Membangun Resiliensi di Papua dan Jambi

Resiliensi sosial di Papua tercermin dalam dua aspek penting: keluwesan masyarakat dalam membangun strategi penghidupan yang beragam, dan cara pandang mereka terhadap masa depan. Cara masyarakat berpindah dari satu moda ekonomi (subsistensi) ke moda lain (ekonomi pasar), dari rantai nilai global ke sistem pangan lokal, terbukti mengurangi kerentanan mereka atas guncangan. Masyarakat juga melihat kebun, hewan ternak dan terutama hutan yang luas sebagai tabungan, yang tidak selalu bisa dinilaikan secara jelas, tapi dipercaya akan selalu ada sebagai jaring pengaman di tengah ketidak menentuan.

kerja bakti

Masyarakat di Jambi memandang masa depan dengan penuh optimisme. Dalam empat dasawarsa terakhir, beberapa kali masyarakat mengalami guncangan besar – jatuhnya harga karet dan kayumanis, krisis ekonomi, pembukaan lahan hutan oleh pihak luar – dan di periode itu pula masyarakat selalu bisa beradaptasi. Pola wanatani menyediakan penyangga di saat harga komoditas jatuh, demikian pula usaha-usaha alternatif. Satu faktor kunci resiliensi terletak pada upaya mempertahankan kearifan dan nilai-nilai lokal, seperti melalui Lubuk Larangan yang dikelola secara kolektif.

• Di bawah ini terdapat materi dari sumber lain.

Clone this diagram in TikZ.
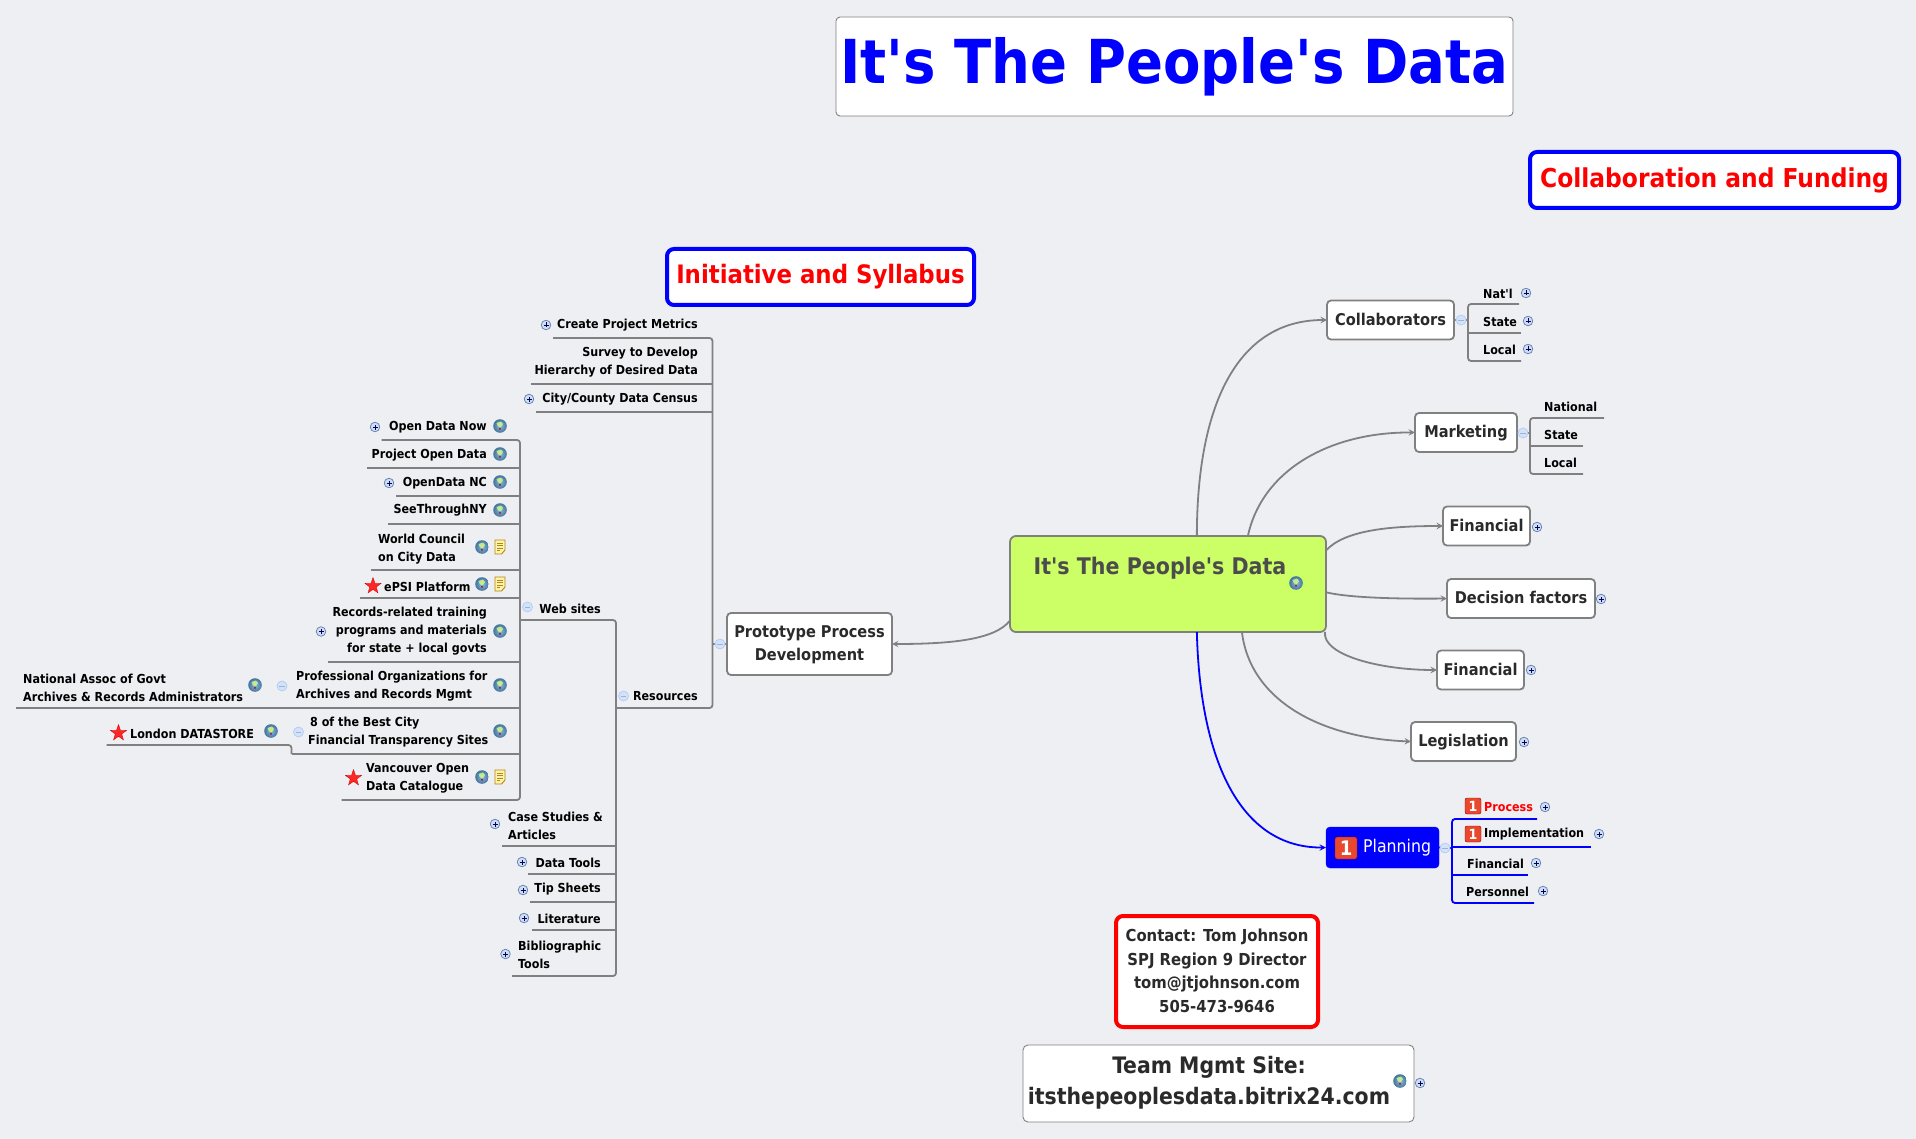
\documentclass[tikz,border=0pt]{standalone}
\usepackage{fontspec}
\setmainfont{DejaVu Sans}
\newfontfamily\condfont{DejaVu Sans Condensed}
\usetikzlibrary{calc}

\definecolor{paper}{HTML}{EEEFF3}
\definecolor{linegray}{HTML}{808080}
\definecolor{inktext}{HTML}{2A2A2A}
\definecolor{limegreen}{HTML}{CCFF66}
\definecolor{plusfill}{HTML}{CFDDF0}
\definecolor{plusline}{HTML}{5F7FAF}
\definecolor{minusfill}{HTML}{D3E2FB}
\definecolor{minusline}{HTML}{B4CBF2}
\definecolor{globeblue}{HTML}{5A9BD0}
\definecolor{notefill}{HTML}{FBF3B0}
\definecolor{noteline}{HTML}{B8860B}
\definecolor{onered}{HTML}{E8492E}

\tikzset{
  sub/.style={inner sep=0pt,text=black,align=left,yshift=-.5pt,font=\condfont\bfseries\fontsize{12.4}{18}\selectfont},
  mainbox/.style={draw=linegray,line width=1.8pt,fill=white,rounded corners=4pt,inner sep=0pt,outer sep=0pt,text=inktext,align=center,text depth=1.5pt,font=\condfont\bfseries\fontsize{16.2}{23}\selectfont},
  bigbox/.style={draw=blue,line width=4pt,fill=white,rounded corners=7pt,inner sep=0pt,text=red,font=\condfont\bfseries\fontsize{26}{30}\selectfont},
  onebox/.style={fill=onered,draw=red!60!black,line width=.4pt,rounded corners=2pt,inner sep=0pt,outer sep=0pt,text=white,font=\condfont\bfseries},
  conn/.style={draw=linegray,line width=1.8pt,-stealth},
  branch/.style={draw=linegray,line width=1.8pt},
  bluebranch/.style={draw=blue,line width=1.8pt},
  globe/.pic={\shade[inner color=globeblue!70!white,outer color=globeblue!75!black] (0,0) circle (6.8pt);
    \fill[green!30!yellow!50!white,opacity=.8] (-3.5pt,3pt) -- (1pt,4.5pt) -- (3pt,2pt) -- (1pt,-1pt) -- (-2pt,-.5pt) -- cycle;
    \fill[red!70!black] (0,-2.8pt) circle (1pt);},
  notemark/.pic={\draw[draw=noteline,fill=notefill,line width=.9pt] (-5pt,7pt) -- (5pt,7pt) -- (5pt,-3pt) -- (1.5pt,-7pt) -- (-5pt,-7pt) -- cycle;
    \draw[noteline,line width=.7pt] (-3pt,4pt) -- (3pt,4pt) (-3pt,1.5pt) -- (3pt,1.5pt) (-3pt,-1pt) -- (3pt,-1pt) (-3pt,-3.5pt) -- (0pt,-3.5pt);},
  starmark/.pic={\fill[red!85!white,draw=red!80!black,line width=.3pt] (90:8.5pt) -- (126:3.4pt) -- (162:8.5pt) -- (198:3.4pt) -- (234:8.5pt) -- (270:3.4pt) -- (306:8.5pt) -- (342:3.4pt) -- (18:8.5pt) -- (54:3.4pt) -- cycle;},
  plusmark/.pic={\draw[draw=plusline,fill=plusfill,line width=.7pt] (0,0) circle (4.8pt);
    \draw[black!60!blue,line width=.7pt] (-2.5pt,0) -- (2.5pt,0) (0,-2.5pt) -- (0,2.5pt);},
  minusmark/.pic={\draw[draw=minusline,fill=minusfill,line width=.7pt] (0,0) circle (5pt);
    \draw[plusline!60,line width=.8pt] (-2.6pt,0) -- (2.6pt,0);}
}

\begin{document}
\begin{tikzpicture}[x=1pt,y=-1pt]
\useasboundingbox (0,0) rectangle (1916,1139);
\fill[paper] (0,0) rectangle (1916,1139);

% banners
\node[draw=gray,line width=.9pt,fill=white,rounded corners=4pt,minimum width=677pt,minimum height=99pt,inner sep=0pt,text=blue,font=\condfont\bfseries\fontsize{60.6}{66}\selectfont] (title) at (1174.5,66.5) {It's The People's Data};
\node[bigbox,minimum width=369pt,minimum height=56pt] (funding) at (1714.5,180) {Collaboration and Funding};
\node[bigbox,minimum width=307pt,minimum height=56pt,font=\condfont\bfseries\fontsize{25.4}{30}\selectfont] (syllabus) at (820.5,277) {Initiative and Syllabus};

% central topic
\node[mainbox,fill=limegreen,minimum width=316pt,minimum height=96pt,rounded corners=6pt] (center) at (1168,584) {};
\node[inner sep=0pt,text=black!70,font=\condfont\bfseries\fontsize{22.9}{28}\selectfont] (centerlabel) at (1160,568) {It's The People's Data};
\pic at (1296,583) {globe};

% main topics
\node[mainbox,minimum width=127pt,minimum height=39pt] (collab) at (1390.5,320) {Collaborators};
\node[mainbox,minimum width=102pt,minimum height=39pt] (market) at (1466,432.5) {Marketing};
\node[mainbox,minimum width=87pt,minimum height=39pt] (finone) at (1486.5,526) {Financial};
\node[mainbox,minimum width=148pt,minimum height=39pt] (decision) at (1521,598.5) {Decision factors};
\node[mainbox,minimum width=87pt,minimum height=39pt] (fintwo) at (1480.5,670) {Financial};
\node[mainbox,minimum width=105pt,minimum height=39pt] (legis) at (1463.5,741.5) {Legislation};
\node[mainbox,minimum width=165pt,minimum height=62pt] (proto) at (809.5,644) {Prototype Process\\Development};
\node[draw=blue,fill=blue,rounded corners=4pt,minimum width=113pt,minimum height=41pt,inner sep=0pt,outer sep=0pt] (planning) at (1382.5,847.5) {};
\node[onebox,minimum size=22pt,font=\condfont\bfseries\fontsize{20}{20}\selectfont] (planningone) at (1346,848) {1};
\node[right,inner sep=0pt,text=white,font=\condfont\fontsize{17.5}{20}\selectfont] (planninglabel) at (1363,848) {Planning};

% contact boxes
\node[mainbox,draw=red,line width=4pt,rounded corners=7pt,minimum width=202pt,minimum height=111pt,font=\condfont\bfseries\fontsize{16.5}{23.5}\selectfont] (contact) at (1217,971.5) {Contact: Tom Johnson\\SPJ Region 9 Director\\tom@jtjohnson.com\\505-473-9646};
\node[draw=gray,line width=.9pt,fill=white,rounded corners=5pt,minimum width=391pt,minimum height=77pt,inner sep=0pt] (team) at (1218.5,1083.5) {};
\node[inner sep=0pt,text=inktext,align=center,font=\condfont\bfseries\fontsize{22.7}{31}\selectfont] (teamlabel) at (1209,1083) {Team Mgmt Site:\\itsthepeoplesdata.bitrix24.com};
\pic at (1400,1081) {globe};
\pic at (1420,1083) {plusmark};

% curves from the centre
\draw[conn] (center.59) .. controls (1197,400) and (1240,320) .. (collab.west);
\draw[conn] (center.31) .. controls (1262,470) and (1330,432) .. (market.west);
\draw[conn] (center.12.5) .. controls (1345,530) and (1390,526) .. (finone.west);
\draw[conn] (center.-3) .. controls (1350,598) and (1400,599) .. (decision.west);
\draw[conn] (center.-17.6) .. controls (1322,655) and (1380,670) .. (fintwo.west);
\draw[conn] (center.-33) .. controls (1250,700) and (1320,738) .. (legis.west);
\draw[conn,draw=blue] (center.-59) .. controls (1200,760) and (1240,848) .. (planning.west);
\draw[conn] (center.193.5) .. controls (995,640) and (950,644) .. (proto.east);
\pic at (1537,527) {plusmark};
\pic at (1601,599) {plusmark};
\pic at (1531,670) {plusmark};
\pic at (1524,742) {plusmark};

% collaborators
\coordinate (collabspine) at (1468,320);
\node[sub,right] (natl) at (1483,293) {Nat'l};
\node[sub,right] (cstate) at (1483,321) {State};
\node[sub,right] (clocal) at (1483,349) {Local};
\coordinate (natlline) at (1519,304);
\coordinate (cstateline) at (1521,333);
\coordinate (clocalline) at (1521,361);
\draw[branch,rounded corners=3pt] (natlline) -- (natlline -| collabspine) -- (clocalline -| collabspine) -- (clocalline);
\draw[branch] (cstateline) -- (cstateline -| collabspine);
\draw[branch] (collab.east) -- (collabspine);
\pic at (1461,320) {minusmark};
\pic at (1526,293) {plusmark};
\pic at (1528,321) {plusmark};
\pic at (1528,349) {plusmark};

% marketing
\coordinate (marketspine) at (1530,433);
\node[sub,right] (national) at (1544,406) {National};
\node[sub,right] (mstate) at (1544,434) {State};
\node[sub,right] (mlocal) at (1544,462) {Local};
\coordinate (nationalline) at (1604,418);
\coordinate (mstateline) at (1583,446);
\coordinate (mlocalline) at (1583,474);
\draw[branch,rounded corners=3pt] (nationalline) -- (nationalline -| marketspine) -- (mlocalline -| marketspine) -- (mlocalline);
\draw[branch] (mstateline) -- (mstateline -| marketspine);
\draw[branch] (market.east) -- (marketspine);
\pic at (1523,433) {minusmark};

% planning
\coordinate (planspine) at (1452,848);
\node[onebox,minimum size=16pt,font=\condfont\bfseries\fontsize{14}{14}\selectfont] (processone) at (1473,806) {1};
\node[onebox,minimum size=16pt,font=\condfont\bfseries\fontsize{14}{14}\selectfont] (implone) at (1473,834) {1};
\node[sub,right,text=red] (process) at (1484,807) {Process};
\node[sub,right] (impl) at (1484,834) {Implementation};
\node[sub,right] (pfin) at (1467,863) {Financial};
\node[sub,right] (personnel) at (1466,891) {Personnel};
\coordinate (processline) at (1537,819);
\coordinate (implline) at (1591,847);
\coordinate (pfinline) at (1528,875);
\coordinate (personnelline) at (1534,903);
\draw[bluebranch,rounded corners=3pt] (processline) -- (processline -| planspine) -- (personnelline -| planspine) -- (personnelline);
\draw[bluebranch] (implline) -- (implline -| planspine);
\draw[bluebranch] (pfinline) -- (pfinline -| planspine);
\draw[bluebranch] (planning.east) -- (planspine);
\pic at (1445,848) {minusmark};
\pic at (1545,807) {plusmark};
\pic at (1599,834) {plusmark};
\pic at (1536,863) {plusmark};
\pic at (1543,891) {plusmark};

% resources level
\coordinate (resspine) at (712.5,644);
\node[sub,left] (metrics) at (698,325) {Create Project Metrics};
\node[sub,left,align=right] (survey) at (698,362) {Survey to Develop\\Hierarchy of Desired Data};
\node[sub,left] (census) at (698,399) {City/County Data Census};
\node[sub,left] (resources) at (698,696) {Resources};
\coordinate (metricsline) at (553,338);
\coordinate (surveyline) at (531,384);
\coordinate (censusline) at (536,412);
\coordinate (resline) at (616,708);
\draw[branch,rounded corners=3pt] (metricsline) -- (metricsline -| resspine) -- (resline -| resspine) -- (resline);
\draw[branch] (surveyline) -- (surveyline -| resspine);
\draw[branch] (censusline) -- (censusline -| resspine);
\draw[branch] (proto.west) -- (resspine);
\pic at (720,644) {minusmark};
\pic at (546,325) {plusmark};
\pic at (529,399) {plusmark};
\pic at (623.5,696) {minusmark};

% second level
\coordinate (sitespine) at (616,800);
\node[sub,left] (websites) at (601,608) {Web sites};
\node[sub,right] (cases) at (508,825) {Case Studies \&\\Articles};
\node[sub,left] (datatools) at (601,862) {Data Tools};
\node[sub,left] (tips) at (601,889) {Tip Sheets};
\node[sub,left] (literature) at (601,918) {Literature};
\node[sub,right] (biblio) at (518,954.5) {Bibliographic\\Tools};
\coordinate (websitesline) at (520,620);
\coordinate (casesline) at (502,846);
\coordinate (datatoolsline) at (528,874);
\coordinate (tipsline) at (530,902);
\coordinate (literatureline) at (532,930);
\coordinate (biblioline) at (512,976);
\draw[branch,rounded corners=3pt] (websitesline) -- (websitesline -| sitespine) -- (biblioline -| sitespine) -- (biblioline);
\draw[branch] (casesline) -- (casesline -| sitespine);
\draw[branch] (datatoolsline) -- (datatoolsline -| sitespine);
\draw[branch] (tipsline) -- (tipsline -| sitespine);
\draw[branch] (literatureline) -- (literatureline -| sitespine);
\pic at (527.5,607) {minusmark};
\pic at (495,824) {plusmark};
\pic at (522,862) {plusmark};
\pic at (523,890) {plusmark};
\pic at (524,918) {plusmark};
\pic at (505.5,954) {plusmark};

% web sites
\coordinate (webspine) at (520,620);
\node[sub,left] (opennow) at (487,427) {Open Data Now};
\node[sub,left] (project) at (487,455) {Project Open Data};
\node[sub,left] (opennc) at (487,483) {OpenData NC};
\node[sub,left] (through) at (487,510) {SeeThroughNY};
\node[sub,right] (council) at (378,548.5) {World Council\\on City Data};
\node[sub,right] (epsi) at (384,586) {ePSI Platform};
\node[sub,left,align=right] (records) at (487,631) {Records-related training\\programs and materials\\for state + local govts};
\node[sub,right] (profs) at (296,686) {Professional Organizations for\\Archives and Records Mgmt};
\node[sub,right] (assoc) at (23,687) {National Assoc of Govt\\Archives \& Records Administrators};
\node[sub,right] (bestcity) at (308,732) {\hspace{2pt}8 of the Best City\\Financial Transparency Sites};
\node[sub,right] (london) at (130,733) {London DATASTORE};
\node[sub,right] (vancouver) at (366,778) {Vancouver Open\\Data Catalogue};
\coordinate (opennowline) at (381.5,440);
\coordinate (projectline) at (367,468);
\coordinate (openncline) at (396,496);
\coordinate (throughline) at (387.5,524);
\coordinate (councilline) at (371,570);
\coordinate (epsiline) at (360,598);
\coordinate (recordsline) at (328,662);
\coordinate (profsline) at (16,708);
\coordinate (bestcityline) at (291.5,754);
\coordinate (londonline) at (106.5,745);
\coordinate (vancouverline) at (341.5,800);
\draw[branch,rounded corners=3pt] (opennowline) -- (opennowline -| webspine) -- (vancouverline -| webspine) -- (vancouverline);
\draw[branch] (projectline) -- (projectline -| webspine);
\draw[branch] (openncline) -- (openncline -| webspine);
\draw[branch] (throughline) -- (throughline -| webspine);
\draw[branch] (councilline) -- (councilline -| webspine);
\draw[branch] (epsiline) -- (epsiline -| webspine);
\draw[branch] (recordsline) -- (recordsline -| webspine);
\draw[branch] (profsline) -- (profsline -| webspine);
\draw[branch] (bestcityline -| webspine) -- (bestcityline);
\draw[branch,rounded corners=3pt] (bestcityline) -- (bestcityline |- londonline) -- (londonline);

\pic at (500,426) {globe};
\pic at (500,454) {globe};
\pic at (500,482) {globe};
\pic at (500,510) {globe};
\pic at (482,547) {globe};
\pic at (500,547) {notemark};
\pic at (482,584) {globe};
\pic at (500,584) {notemark};
\pic at (500,631) {globe};
\pic at (500,685) {globe};
\pic at (255,685) {globe};
\pic at (500,731) {globe};
\pic at (271,731) {globe};
\pic at (482,777) {globe};
\pic at (500,777) {notemark};
\pic at (373,586) {starmark};
\pic at (118.5,733) {starmark};
\pic at (353.5,778) {starmark};
\pic at (375,427) {plusmark};
\pic at (389,483) {plusmark};
\pic at (321,631.5) {plusmark};
\pic at (282,686) {minusmark};
\pic at (298.5,732) {minusmark};
\end{tikzpicture}
\end{document}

resilience in everyday life

Resiliensi masyarakat dibangun laiknya rangkaian cerita cinta — antara suami dan istri, orang tua dan anak, pemimpin dan warga, generasi tua dan muda, serta antara masyarakat dan alam. Di sini, resiliensi terbangun, melalui ikatan sosial (ekologis) yang kokoh, sikap saling terbuka dan menghargai, dan cara pandang positif atas masa depan. Nilai-nilai luhur yang melekat pada kisah cinta ini membantu masyarakat bertahan dari guncangan. Pada akhirnya, semua tergantung pada jawaban dari pertanyaan ini:

Apa yang paling kamu anggap penting di dalam hidupmu?